“Fathers, do not provoke your children to anger [do not exasperate them to the point of resentment with demands that are trivial or unreasonable or humiliating or abusive; nor by showing favoritism or indifference to any of them], but bring them up [tenderly, with lovingkindness] in the discipline and instruction of the Lord.” – Ephesians 6:4 (Amplified Bible)
“My dad is better than your dad!” Little boys often compare dads. They want to be proud of their dad, and, by proving dad is great, without realizing it, they may be hoping that people may think they, themselves, are great. They are trying to get self value by proving the great value of dad! They want a super dad—a real hero!

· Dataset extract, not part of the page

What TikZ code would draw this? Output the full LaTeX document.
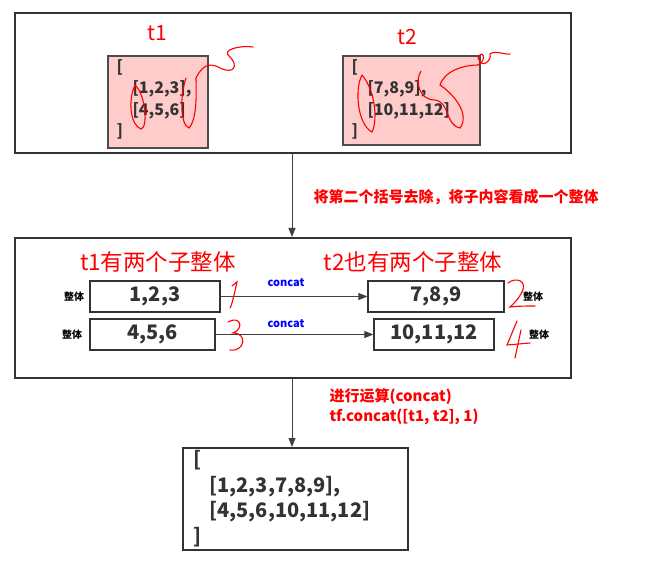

With every dad, there will be times when he doesn’t measure up to the expectations of his children, and yes, his wife as well. At these times, it takes more than physical strength to please the family. It takes spiritual strength. Having the spiritual strength is, in many ways, more difficult than having the physical strength to take a stand when not feeling liked or appreciated.
What do kids really want from a dad? They want a dad to be proud of, someone who knows the answers to their problems, and someone to be there when needed. They may want dad to be serious and funny at the same time. Yes, they like to play with dad, but they also want dad to know when to stop playing and be understanding. They want dad to be nice to mom and not hurt her in any way.
Children seem to have an uncanny sense of fairness. In many cases, they sense what is right and what is wrong. When dad makes a mistake—and he will—he needs to “fess” up. if he goes further and points out why it was a mistake, it becomes a good teaching opportunity.
Is it possible that many dads are afraid to be disciplinarians? They may be afraid the children, or their mother, may not like his methods. It seems that some dads shy away from discipling and leave it up to mom. The Bible makes it very clear that dad should be the head of the household. There will probably be times when dad has to talk a little sternly to mom as well. Is it possible that God made women to be soft and men to be firm? As we raised our own four children, I recall many times when I felt that their dad was being too hard on them only to find out later that he was right and I was wrong. This was not always the case. We both made plenty of mistakes. However, it does seem to be harder for moms to be firm when it is needed. Could that be one of the reasons children of single moms often grow up with problems?
The only true super dads there will be in this world are those found in the mind and eyes of their children. It will be done by following God’s Word. It is certainly worth the effort!